— start DATA EXTRACT —
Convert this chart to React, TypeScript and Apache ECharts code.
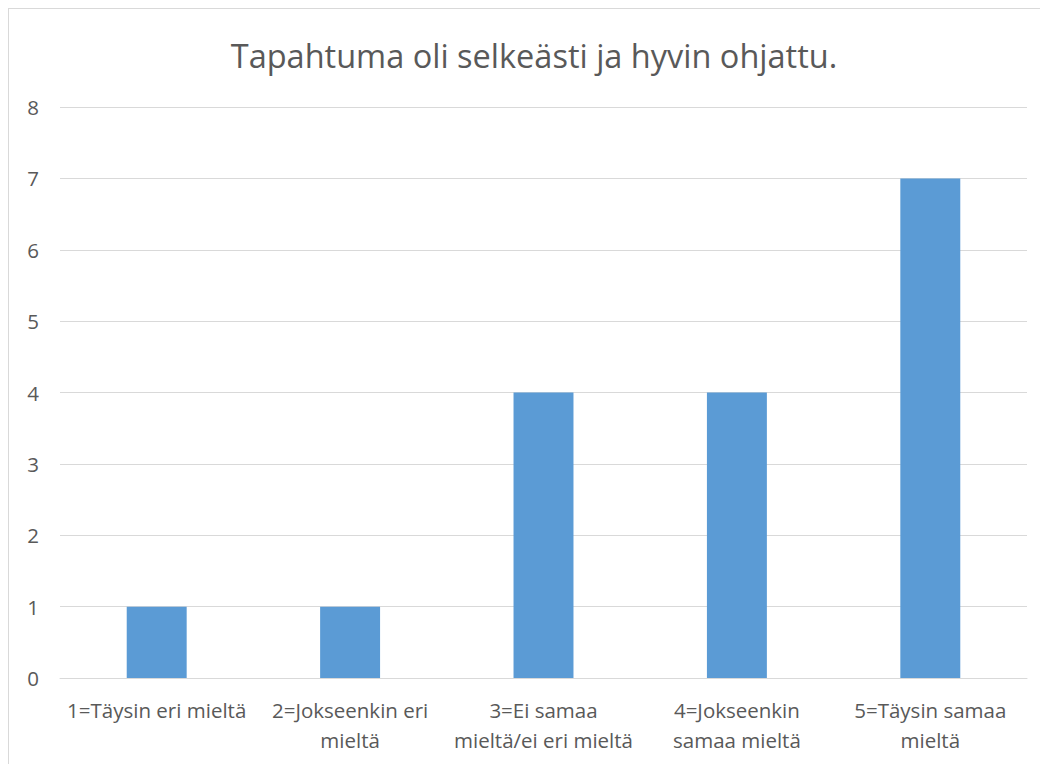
import React, { useEffect, useRef } from "react";
import * as echarts from "echarts";

const titleText = "Tapahtuma oli selkeästi ja hyvin ohjattu.";
const categories = [
  "1=Täysin eri mieltä",
  "2=Jokseenkin eri\nmieltä",
  "3=Ei samaa\nmieltä/ei eri mieltä",
  "4=Jokseenkin\nsamaa mieltä",
  "5=Täysin samaa\nmieltä",
];
const values = [1, 1, 4, 4, 7];
const yMin = 0;
const yMax = 8;
const yInterval = 1;

const FONT = "'Open Sans', 'Noto Sans', sans-serif";
const TEXT = "#595959";

export default function App() {
  const ref = useRef<HTMLDivElement>(null);
  useEffect(() => {
    if (!ref.current) return;
    const chart = echarts.init(ref.current, null, { renderer: "svg" });
    chart.setOption({
      animation: false,
      backgroundColor: "#ffffff",
      title: {
        text: titleText,
        left: 520,
        top: 25,
        textAlign: "center",
        textStyle: { fontFamily: FONT, fontSize: 32.5, fontWeight: "normal", color: TEXT },
      },
      grid: { left: 51, top: 98, width: 967, height: 571, containLabel: false },
      xAxis: {
        type: "category",
        data: categories,
        axisLine: { show: true, lineStyle: { color: "#D9D9D9", width: 1 } },
        axisTick: { show: false },
        axisLabel: {
          interval: 0,
          color: TEXT,
          fontFamily: FONT,
          fontSize: 20.5,
          lineHeight: 30,
          margin: 17,
          align: "center",
        },
      },
      yAxis: {
        type: "value",
        min: yMin,
        max: yMax,
        interval: yInterval,
        axisLine: { show: false },
        axisTick: { show: false },
        splitLine: { lineStyle: { color: "#D9D9D9", width: 1 } },
        axisLabel: { color: TEXT, fontFamily: FONT, fontSize: 20.5, margin: 21 },
      },
      series: [
        {
          type: "bar",
          data: values,
          barWidth: "31%",
          itemStyle: { color: "#5B9BD5" },
        },
      ],
    });
    return () => chart.dispose();
  }, []);
  return (
    <div
      style={{
        width: 1040,
        height: 756,
        borderTop: "1px solid #D9D9D9",
        borderLeft: "1px solid #D9D9D9",
        boxSizing: "border-box",
        overflow: "hidden",
      }}
    >
      <div ref={ref} style={{ width: 1039, height: 755 }} />
    </div>
  );
}
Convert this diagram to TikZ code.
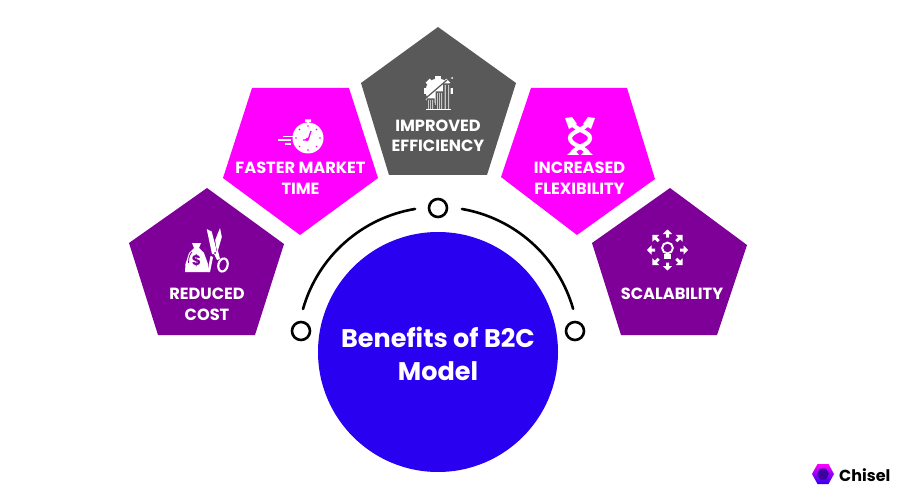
\documentclass[tikz,border=0pt]{standalone}
\usepackage{fontspec}
\setmainfont{Poppins}
\definecolor{purp}{HTML}{7F0099}
\definecolor{mag}{HTML}{FF00FF}
\definecolor{gry}{HTML}{595959}
\definecolor{blu}{HTML}{2A00F0}
\tikzset{
 lab/.style={text=white,font=\fontsize{16.2}{20.5}\selectfont\bfseries,align=center,inner sep=0pt},
 big/.style={text=white,font=\fontsize{25.5}{33}\selectfont\bfseries,align=center,inner sep=0pt},
 ring/.style={circle,draw=black,line width=2.6pt,fill=white,minimum size=18pt,inner sep=0pt},
 rim/.style={draw=black,line width=2.6pt,line cap=round},
 wl/.style={draw=white,line width=#1,line cap=butt},
 wl/.default=2pt
}
\begin{document}
\begin{tikzpicture}[x=1pt,y=-1pt]
\useasboundingbox (0,0) rectangle (900,500);
% pentagons
\fill[purp] (207,188)--(284,244)--(255,335)--(158,335)--(129,243)--cycle;
\fill[mag] (252,88)--(349,88)--(378,178)--(300,235)--(223,178)--cycle;
\fill[gry] (438,27)--(516,83)--(487,175)--(389,175)--(361,83)--cycle;
\fill[mag] (531,88)--(627,88)--(655,179)--(577,235)--(501,177)--cycle;
\fill[purp] (670,188)--(747,245)--(717,335)--(621,335)--(592,243)--cycle;
% centre
\node[circle,fill=blu,minimum size=240pt,inner sep=0pt] (hub) at (438,352) {};
\node[big] (hubtext) at (438,353.5) {Benefits of B2C\\Model};
\node[ring] (top) at (438,208) {};
\node[ring] (left) at (301,331) {};
\node[ring] (right) at (575,331) {};
\coordinate (la) at (303.0,309);
\coordinate (ra) at (462,209);
\draw[rim] (la) arc[start angle=195.9,end angle=260.6,radius=140.4];
\draw[rim] (ra) arc[start angle=279.8,end angle=344.1,radius=140.4];
% labels
\node[lab] (reduced) at (207,304.5) {REDUCED\\COST};
\node[lab] (faster) at (300.5,178) {FASTER MARKET\\TIME};
\node[lab] (improved) at (438,136) {IMPROVED\\EFFICIENCY};
\node[lab] (increased) at (579.5,178) {INCREASED\\FLEXIBILITY};
\node[lab] (scal) at (672,294) {SCALABILITY};
% stopwatch
\fill[white] (308,138) circle[radius=15.5];
\fill[white] (305,119.5) rectangle (311,122) (306.8,121) rectangle (309.2,124);
\draw[wl=1.6pt] (283,136.5)--(293,136.5) (278,140)--(291,140) (285,144)--(291,144);
\draw[mag,line width=1.3pt] (308,140)--(311,131) (308,140)--(303,140);
\fill[mag] (307,139.5) circle[radius=1.8];
\foreach \a in {0,45,...,315} \fill[mag] ({308+12*cos(\a)},{138+12*sin(\a)}) circle[radius=.9];
% money bag
\fill[white] (192,243)--(201,243)--(199,248)--(204,253)--(208,264)--(208.5,272)--(185,272)--(185.5,264)--(189,253)--(194,248)--cycle;
\node[text=purp,font=\fontsize{14}{14}\selectfont\bfseries,inner sep=0pt] (dollar) at (196.5,260.5) {\$};
\draw[purp,line width=.8pt] (188.5,263) .. controls (188.5,257) and (190,254) .. (192,252);
% scissors
\fill[white] (206.7,229)--(211.7,231.5)--(216,248)--(217,254)--(212,254)--cycle;
\fill[white] (220,228)--(221.8,237)--(217.5,252)--(216.2,247)--(215.2,240)--cycle;
\fill[white] (213,252)--(218,251)--(220,259)--(217,260)--cycle;
\fill[white] (210.5,256)--(213,257)--(210,272)--(207.5,272)--cycle;
\draw[white,line width=2.2pt,rotate around={-14:(223,265)}] (223,265) ellipse[x radius=4.6,y radius=6.6];
\fill[purp] (215,253) circle[radius=1];
% gear and chart
\fill[white] (438,91) circle[radius=12.5];
\foreach \a in {0,45,...,315} \fill[white,rotate around={\a:(438,91)}] (435,76.5) rectangle (441,83);
\fill[gry] (426.5,98.5) rectangle (434.5,111) (435.5,91.5) rectangle (443,111) (443,83.5) rectangle (450.5,111);
\draw[gry,line width=1.2pt] (426,98)--(447,80);
\fill[white] (452,78) circle[radius=1];
\fill[gray!45!white] (428,100) rectangle (433,110) (437,93) rectangle (442,110) (444.5,85) rectangle (449,110);
\draw[gry,line width=.5pt] (429.7,100)--(429.7,110) (431.4,100)--(431.4,110) (438.7,93)--(438.7,110) (440.4,93)--(440.4,110) (446,85)--(446,110) (447.5,85)--(447.5,110);
\fill[white] (426,109.5) rectangle (451,110.5);
% dna
\draw[white,line width=4.2pt] (571,123) .. controls (578,131) and (590,132) .. (590,138) .. controls (590,145) and (577,146) .. (572,153);
\draw[white,line width=4.2pt] (589,123) .. controls (582,131) and (570,132) .. (570,138) .. controls (570,145) and (583,146) .. (588,153);
\fill[white] (565,118)--(572,117)--(577,124)--(569,129)--cycle;
\fill[white] (595,118)--(588,117)--(583,124)--(591,129)--cycle;
\fill[white] (567,155)--(574,149)--(579,155)--cycle (593,155)--(586,149)--(581,155)--cycle;
% bulb with arrows
\draw[white,line width=1.9pt] (667.5,248) circle[radius=5.4];
\fill[white] (664,254) rectangle (671,258.5);
\begin{scope}[shift={(667.5,250)}]
\foreach \a in {0,90,180,270}{
 \fill[white,rotate=\a] (-1.5,-12.5)--(1.5,-12.5)--(1.5,-16)--(4.6,-16)--(0,-20.5)--(-4.6,-16)--(-1.5,-16)--cycle;}
\foreach \a in {45,135,225,315}{
 \fill[white,rotate=\a] (-1.5,-12.5)--(1.5,-12.5)--(1.5,-16.5)--(4.8,-16.5)--(0,-21.5)--(-4.8,-16.5)--(-1.5,-16.5)--cycle;}
\end{scope}
% logo
\shade[top color=mag,bottom color=blu] (812,474)--(817.5,464)--(828.5,464)--(834,474)--(828.5,484)--(817.5,484)--cycle;
\fill[blu!55!purp!80!black] (817,474)--(820,468.5)--(826,468.5)--(829,474)--(826,479.5)--(820,479.5)--cycle;
\node[anchor=west,font=\fontsize{16}{16}\selectfont\bfseries,inner sep=0pt] (chisel) at (839,475) {Chisel};
\end{tikzpicture}
\end{document}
— end DATA EXTRACT —
### STATED EXERCISE
Please take the lines from the beginning of the data above through the line holding "import * as" and transcribe them exactly, without any pictures.

### OUTPUT
Convert this chart to React, TypeScript and Apache ECharts code.
import React, { useEffect, useRef } from "react";
import * as echarts from "echarts";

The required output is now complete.